Desene biz çok kırat kaçırdık! diye teessürünü ifaâde etti. Burada va’dedilen sevabın miktar ve ölçüsü, kesin bir sınır tayin etmekten ziyade, cenaze teşyiinin yüksek faziletini beyan etmek içindir. Zira Cenab Hak, yapılan amellere, kalplerdeki niyet ve samimiyetin seviyesine göre ecir lutfeder.

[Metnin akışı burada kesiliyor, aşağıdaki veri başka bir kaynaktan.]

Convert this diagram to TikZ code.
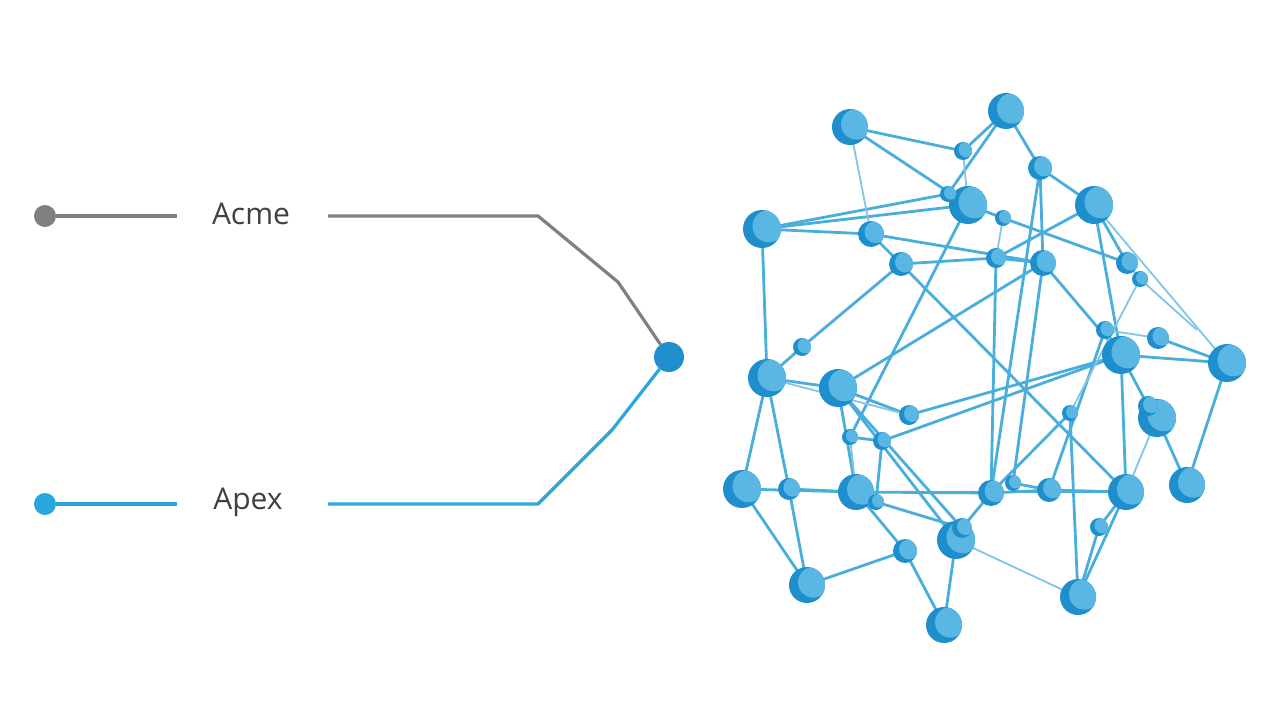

Kasım bin Muhammed radıyallahu anh şöyle anlatır: Hanımım vefat etmişti. Muhammed bin Ka’b el Kurazi taziyeye geldi. Bana şunu anlattı: İsrailoğulları’ndan alim, abid ve gayretli bir adam vardı. Çok sevdiği saliha bir hanımı vardı. Derken bu hanımı vefat etti. O alim buna çok üzüldü ve evine kapanarak insanlardan alakasını kesti, kimseyle konuşmaz oldu. İsrailoğulları’ndan bir kadın bunu duyunca yanına gitti ve: Ona soracak bir meselem var, fetva istiyorum, onunla hususi görüşeceğim dedi. İnsanlar çıktılar, o ise kapıda bekledi ve mutlaka görüşmesi gerektiğini tekrarladı. Birisi alime haber verip: Kapıda bir kadın var, sana fetva sormak istiyor, kapıdan ayrılmıyor dedi. İzin verilince kadın içeri girdi. Alime: Sana soracak bir meselem var diye söze başladı. Alim; Mesele nedir deyince kadın şöyle bir sual sordu: Ben, komşum olan bir hanımdan bilezik aldım. Onu bir müddet takındım, ödünç olarak kullandım. Şimdi bana haber gönderdiler, onu istiyorlar. Ne dersin, onlara bileziklerini iade etmem gerekir mi? Alim: Evet, vallahi vermen lazım dedi. Kadın: Ama o bilezik bende bir müddet kaldı, onu çok sevdim deyince alim: Olsun, sen onu emanet olarak aldığın için onların bunu geri istemeye hakları vardır cevabını verdi. Bunun üzerine kadın: Allah sana merhamet eylesin ey alim! Allah, sana emanet olarak verdiği şeyi geri istediğinde neden üzülüyorsun! Üzülmeye hakkın var mıdır? Sana hanımını emaneten vermişti, sonra da geri aldı. Allah’ın, onu yanında bulundurmaya senden daha çok hakkı vardır diyerek onu teselli etti. Alim bu sözlerden ibret aldı, hakikati gördü ve kendine geldi. Allah, alimi kadının sözlerinden istifade ettirdi.